Three streets and two department stores cover almost everything. Avenue Montaigne (8th arrondissement) is the densest concentration of fashion houses in the world — Dior, Chanel, Louis Vuitton, Valentino, Givenchy, Celine, Loro Piana all within 400 metres. Rue du Faubourg Saint-Honoré (8th) is the older grand street with Hermès flagship, Saint Laurent, Bottega Veneta, Lanvin and the most established jewellery houses. Rue Saint-Honoré (1st) extends west from the Louvre with Goyard, Colette's successor, Moncler, the contemporary brands and the concept stores. Le Bon Marché (7th) is the city's most curated department store. Galeries Lafayette Haussmann (9th) is the largest, with private salons for serious clients.
How does the EU VAT refund work for tourists shopping in Paris in 2026?
Non-EU residents shopping in France can claim back roughly 12% of the purchase price as a VAT refund (the headline VAT rate is 20%, but service fees from the refund operator and the maths of percentages mean the actual return is 12-15%). The minimum spend is €100 in a single store on the same day. At purchase you request a tax-free form, validated by the store with your passport. Before leaving the EU, you validate the form digitally at a PABLO kiosk at Charles de Gaulle, Orly or your final EU departure point — goods must be unused, in your carry-on, and available for inspection.
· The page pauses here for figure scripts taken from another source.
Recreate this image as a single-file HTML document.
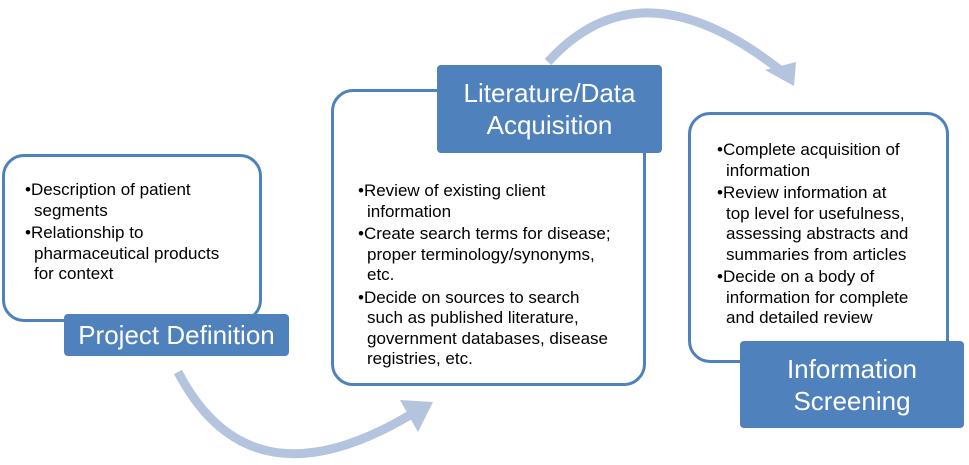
<!DOCTYPE html>
<html><head><meta charset="utf-8"><style>
body{margin:0;width:969px;height:465px;background:#fff;position:relative;overflow:hidden;font-family:"Liberation Sans",sans-serif}
.box{position:absolute;border:3px solid #4f81bd;border-radius:22px;background:#fff;box-sizing:border-box}
.lab{position:absolute;background:#4f81bd;color:#fff;border-radius:4px;text-align:center;display:flex;align-items:center;justify-content:center;font-size:26px;line-height:32px}
ul{position:absolute;margin:0;padding:0;list-style:none;font-size:17px;line-height:20.5px;color:#000;white-space:nowrap}
li{padding-left:9px;text-indent:-9px;margin-bottom:2px}
li:before{content:"•";}
</style></head><body>
<svg width="969" height="465" style="position:absolute;left:0;top:0">
<path d="M178 372 Q250 510 410 415" stroke="#b4c4de" stroke-width="9" fill="none"/>
<polygon points="433,402 400,400 418,432" fill="#b4c4de"/>
<path d="M548 62 Q640 -40 780 70" stroke="#b4c4de" stroke-width="9" fill="none"/>
<polygon points="794,86 765,70 796,62" fill="#b4c4de"/>
</svg>
<div class="box" style="left:2px;top:154px;width:260px;height:168px"></div>
<ul style="left:25px;top:180px"><li>Description of patient<br>segments</li><li>Relationship to<br>pharmaceutical products<br>for context</li></ul>
<div class="lab" style="left:64px;top:314px;width:225px;height:42px">Project Definition</div>

<div class="box" style="left:331px;top:89px;width:315px;height:297px"></div>
<ul style="left:358px;top:181px"><li>Review of existing client<br>information</li><li>Create search terms for disease;<br>proper terminology/synonyms,<br>etc.</li><li>Decide on sources to search<br>such as published literature,<br>government databases, disease<br>registries, etc.</li></ul>
<div class="lab" style="left:437px;top:65px;width:225px;height:88px">Literature/Data<br>Acquisition</div>

<div class="box" style="left:688px;top:112px;width:261px;height:251px"></div>
<ul style="left:717px;top:140px"><li>Complete acquisition of<br>information</li><li>Review information at<br>top level for usefulness,<br>assessing abstracts and<br>summaries from articles</li><li>Decide on a body of<br>information for complete<br>and detailed review</li></ul>
<div class="lab" style="left:740px;top:341px;width:224px;height:87px">Information<br>Screening</div>
</body></html>
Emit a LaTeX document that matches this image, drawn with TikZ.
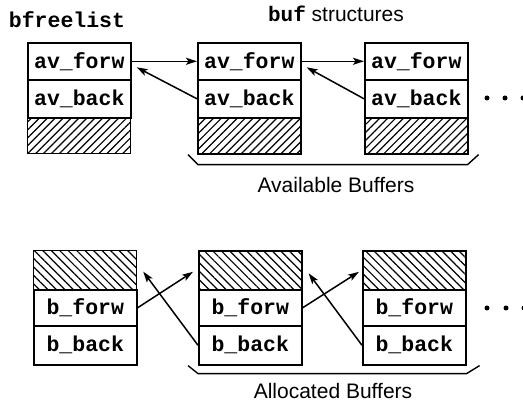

Refund is processed to your card within 2 to 8 weeks. The export deadline is the end of the third month after purchase.
Can I claim VAT back if I leave the EU through a country other than France?
Yes. The VAT refund is an EU-wide scheme — you validate your French tax-free forms at the customs office of your final EU departure point, regardless of where in the EU you bought the items. If you fly Paris to Madrid to your home country, you validate at Madrid airport. If you take the train from Paris to Brussels and fly home from Brussels, you validate at Brussels airport. The form itself was issued in France but the validation can happen at any EU exit. The only constraint is that goods must remain unused and in your possession until validation, and the export deadline (end of third month after purchase) still applies.
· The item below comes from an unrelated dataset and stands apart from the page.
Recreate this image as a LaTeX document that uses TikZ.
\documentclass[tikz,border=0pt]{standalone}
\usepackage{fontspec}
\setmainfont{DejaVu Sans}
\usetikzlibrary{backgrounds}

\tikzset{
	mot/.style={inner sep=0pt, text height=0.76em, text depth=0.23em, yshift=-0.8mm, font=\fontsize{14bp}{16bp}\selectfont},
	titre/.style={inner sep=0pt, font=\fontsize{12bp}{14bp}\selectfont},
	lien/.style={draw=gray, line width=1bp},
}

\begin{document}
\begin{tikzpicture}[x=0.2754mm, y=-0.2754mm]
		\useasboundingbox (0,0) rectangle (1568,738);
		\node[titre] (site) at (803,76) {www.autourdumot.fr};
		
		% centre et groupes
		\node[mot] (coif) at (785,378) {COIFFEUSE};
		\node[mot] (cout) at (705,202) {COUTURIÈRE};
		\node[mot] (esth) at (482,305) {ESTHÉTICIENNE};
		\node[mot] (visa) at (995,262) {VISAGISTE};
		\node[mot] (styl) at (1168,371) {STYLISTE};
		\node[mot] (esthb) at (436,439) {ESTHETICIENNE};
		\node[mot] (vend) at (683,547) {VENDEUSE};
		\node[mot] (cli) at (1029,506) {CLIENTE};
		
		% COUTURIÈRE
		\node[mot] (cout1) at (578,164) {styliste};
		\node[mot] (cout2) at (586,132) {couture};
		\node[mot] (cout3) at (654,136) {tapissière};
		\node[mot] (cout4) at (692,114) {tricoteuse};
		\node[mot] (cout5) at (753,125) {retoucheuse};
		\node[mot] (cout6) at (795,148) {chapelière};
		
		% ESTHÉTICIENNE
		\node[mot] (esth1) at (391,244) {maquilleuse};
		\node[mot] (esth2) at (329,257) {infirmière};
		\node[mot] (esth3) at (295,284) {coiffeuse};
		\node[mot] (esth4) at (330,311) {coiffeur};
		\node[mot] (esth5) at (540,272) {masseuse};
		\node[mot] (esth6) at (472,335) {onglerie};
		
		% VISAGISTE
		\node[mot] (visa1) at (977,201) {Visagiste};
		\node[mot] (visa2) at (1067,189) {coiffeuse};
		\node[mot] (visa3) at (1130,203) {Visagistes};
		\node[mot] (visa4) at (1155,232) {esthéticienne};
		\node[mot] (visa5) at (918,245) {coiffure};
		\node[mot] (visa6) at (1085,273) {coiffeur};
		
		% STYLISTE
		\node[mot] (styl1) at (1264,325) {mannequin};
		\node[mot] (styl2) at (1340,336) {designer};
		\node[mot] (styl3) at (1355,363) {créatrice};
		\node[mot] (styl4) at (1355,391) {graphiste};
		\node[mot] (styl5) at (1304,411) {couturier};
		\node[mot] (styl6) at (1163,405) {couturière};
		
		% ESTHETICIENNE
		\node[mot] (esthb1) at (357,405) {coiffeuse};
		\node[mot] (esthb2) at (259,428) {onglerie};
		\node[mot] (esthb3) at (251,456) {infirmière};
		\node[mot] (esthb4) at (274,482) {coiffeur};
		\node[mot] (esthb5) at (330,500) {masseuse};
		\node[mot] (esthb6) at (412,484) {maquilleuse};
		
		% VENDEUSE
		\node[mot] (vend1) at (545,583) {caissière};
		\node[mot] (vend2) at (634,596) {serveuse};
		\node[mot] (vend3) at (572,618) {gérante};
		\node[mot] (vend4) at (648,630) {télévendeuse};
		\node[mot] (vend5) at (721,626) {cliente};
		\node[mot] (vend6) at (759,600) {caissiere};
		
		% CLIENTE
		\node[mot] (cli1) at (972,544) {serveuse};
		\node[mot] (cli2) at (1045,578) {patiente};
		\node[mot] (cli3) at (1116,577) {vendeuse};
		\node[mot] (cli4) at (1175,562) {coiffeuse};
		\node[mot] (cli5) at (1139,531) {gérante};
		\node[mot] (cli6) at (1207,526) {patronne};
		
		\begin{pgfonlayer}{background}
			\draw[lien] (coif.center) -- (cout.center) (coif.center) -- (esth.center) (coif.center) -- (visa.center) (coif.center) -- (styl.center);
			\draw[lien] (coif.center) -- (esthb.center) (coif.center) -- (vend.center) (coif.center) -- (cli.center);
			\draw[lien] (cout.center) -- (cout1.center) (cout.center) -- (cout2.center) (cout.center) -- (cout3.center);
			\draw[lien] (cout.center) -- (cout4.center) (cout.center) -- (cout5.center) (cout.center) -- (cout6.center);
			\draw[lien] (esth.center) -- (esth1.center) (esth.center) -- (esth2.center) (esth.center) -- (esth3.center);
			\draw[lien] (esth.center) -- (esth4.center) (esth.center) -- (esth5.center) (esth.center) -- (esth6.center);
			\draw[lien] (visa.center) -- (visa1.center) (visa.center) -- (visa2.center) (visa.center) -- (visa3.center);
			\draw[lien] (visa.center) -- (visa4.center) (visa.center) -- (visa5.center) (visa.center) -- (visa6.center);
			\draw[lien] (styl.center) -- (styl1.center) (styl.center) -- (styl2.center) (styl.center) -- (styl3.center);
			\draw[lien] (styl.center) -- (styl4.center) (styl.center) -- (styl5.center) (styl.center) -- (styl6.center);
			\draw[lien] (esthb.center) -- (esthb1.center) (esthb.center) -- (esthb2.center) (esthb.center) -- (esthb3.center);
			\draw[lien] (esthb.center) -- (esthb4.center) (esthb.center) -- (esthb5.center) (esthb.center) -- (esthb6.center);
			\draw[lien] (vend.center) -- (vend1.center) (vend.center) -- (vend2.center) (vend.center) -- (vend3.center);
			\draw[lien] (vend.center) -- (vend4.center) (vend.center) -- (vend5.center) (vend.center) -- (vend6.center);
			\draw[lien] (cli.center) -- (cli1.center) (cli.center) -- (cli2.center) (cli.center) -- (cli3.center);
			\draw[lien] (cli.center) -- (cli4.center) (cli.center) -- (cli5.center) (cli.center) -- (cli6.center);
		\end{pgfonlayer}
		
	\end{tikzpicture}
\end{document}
How much can a US citizen bring back from Paris before paying duty?
The US returning resident personal exemption is $800 per person, refreshed every 31 days. Up to $800 in value, you owe nothing. Between $800 and $1,800, you pay a flat 3% duty. Above $1,800, you pay duty at the standard tariff rate for each item (typically 10-20% on apparel, 6-7% on leather goods, 0-2.7% on jewellery). Items must be declared honestly on the CBP declaration form. Family members travelling together can pool exemptions — a family of four can bring back $3,200 duty-free combined. Note that the VAT refund you collect at the EU exit is separate from US duty calculations — the US duty is assessed on the price you actually paid, not on the pre-refund retail price.
What is the dress code and etiquette for the Paris luxury houses?
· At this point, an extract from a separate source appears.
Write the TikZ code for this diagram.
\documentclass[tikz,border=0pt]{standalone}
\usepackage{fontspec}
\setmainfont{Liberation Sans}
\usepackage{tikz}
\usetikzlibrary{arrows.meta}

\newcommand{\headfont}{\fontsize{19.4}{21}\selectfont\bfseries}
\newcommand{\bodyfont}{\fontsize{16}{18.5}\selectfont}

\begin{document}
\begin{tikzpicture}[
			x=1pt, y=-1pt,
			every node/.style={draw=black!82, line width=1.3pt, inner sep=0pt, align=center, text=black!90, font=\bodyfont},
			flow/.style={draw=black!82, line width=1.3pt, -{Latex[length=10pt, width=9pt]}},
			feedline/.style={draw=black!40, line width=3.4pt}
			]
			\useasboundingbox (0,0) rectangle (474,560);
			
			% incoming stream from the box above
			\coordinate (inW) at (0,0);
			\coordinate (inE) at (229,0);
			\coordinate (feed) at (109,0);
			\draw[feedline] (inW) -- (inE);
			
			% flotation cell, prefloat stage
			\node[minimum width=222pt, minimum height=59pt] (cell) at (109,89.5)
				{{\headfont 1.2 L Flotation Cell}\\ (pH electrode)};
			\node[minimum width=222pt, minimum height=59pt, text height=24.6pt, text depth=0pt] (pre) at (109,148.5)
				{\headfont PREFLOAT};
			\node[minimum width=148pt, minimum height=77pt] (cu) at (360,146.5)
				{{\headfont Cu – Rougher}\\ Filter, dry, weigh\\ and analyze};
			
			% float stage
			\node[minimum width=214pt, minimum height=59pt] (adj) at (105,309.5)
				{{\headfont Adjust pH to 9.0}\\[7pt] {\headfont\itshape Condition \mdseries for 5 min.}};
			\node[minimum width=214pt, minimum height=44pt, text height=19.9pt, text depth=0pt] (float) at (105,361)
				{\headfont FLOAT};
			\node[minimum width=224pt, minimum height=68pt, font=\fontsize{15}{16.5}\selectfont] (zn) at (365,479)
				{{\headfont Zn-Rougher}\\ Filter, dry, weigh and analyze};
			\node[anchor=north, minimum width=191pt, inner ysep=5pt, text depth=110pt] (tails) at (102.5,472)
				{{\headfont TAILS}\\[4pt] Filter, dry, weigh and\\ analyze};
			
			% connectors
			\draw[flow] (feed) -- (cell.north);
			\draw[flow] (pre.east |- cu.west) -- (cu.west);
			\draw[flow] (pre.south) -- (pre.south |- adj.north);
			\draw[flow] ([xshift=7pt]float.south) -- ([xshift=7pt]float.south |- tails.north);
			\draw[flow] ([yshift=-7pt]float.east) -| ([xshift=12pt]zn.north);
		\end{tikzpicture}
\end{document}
Smart casual minimum, business casual ideal. The Paris flagship stores genuinely operate at a different service level than international airport-store equivalents, and the staff treat well-dressed clients differently from tourist traffic. Avenue Montaigne and Faubourg Saint-Honoré are not places where you walk in wearing athleisure and expect to be shown the new collection in private. For private appointments at Hermès, Dior, Chanel and the other major houses, request the appointment through your hotel concierge in advance — the Plaza Athénée, Le Bristol, Le Meurice, Hotel de Crillon and the Ritz all have direct relationships with the flagship managers and can secure appointments that walk-ins cannot.
When is the best time to shop luxury in Paris?
Tuesday through Friday mornings, January and July sales aside. The major luxury houses on Avenue Montaigne and Faubourg Saint-Honoré open at 10am and the first hour of trading is the calmest, with the most attentive service. Saturday afternoons are the busiest. Sundays many stores are closed (the Champs-Élysées and some flagship locations open Sundays, most do not). The biannual sales (soldes) run for four weeks starting the second Wednesday of January and the last Wednesday of June — these are real discounts at the major houses but the inventory and service experience are dramatically more crowded. For first-time shoppers, the off-sale shoulder weeks (March-May, September-November) are the best combination of inventory and atmosphere.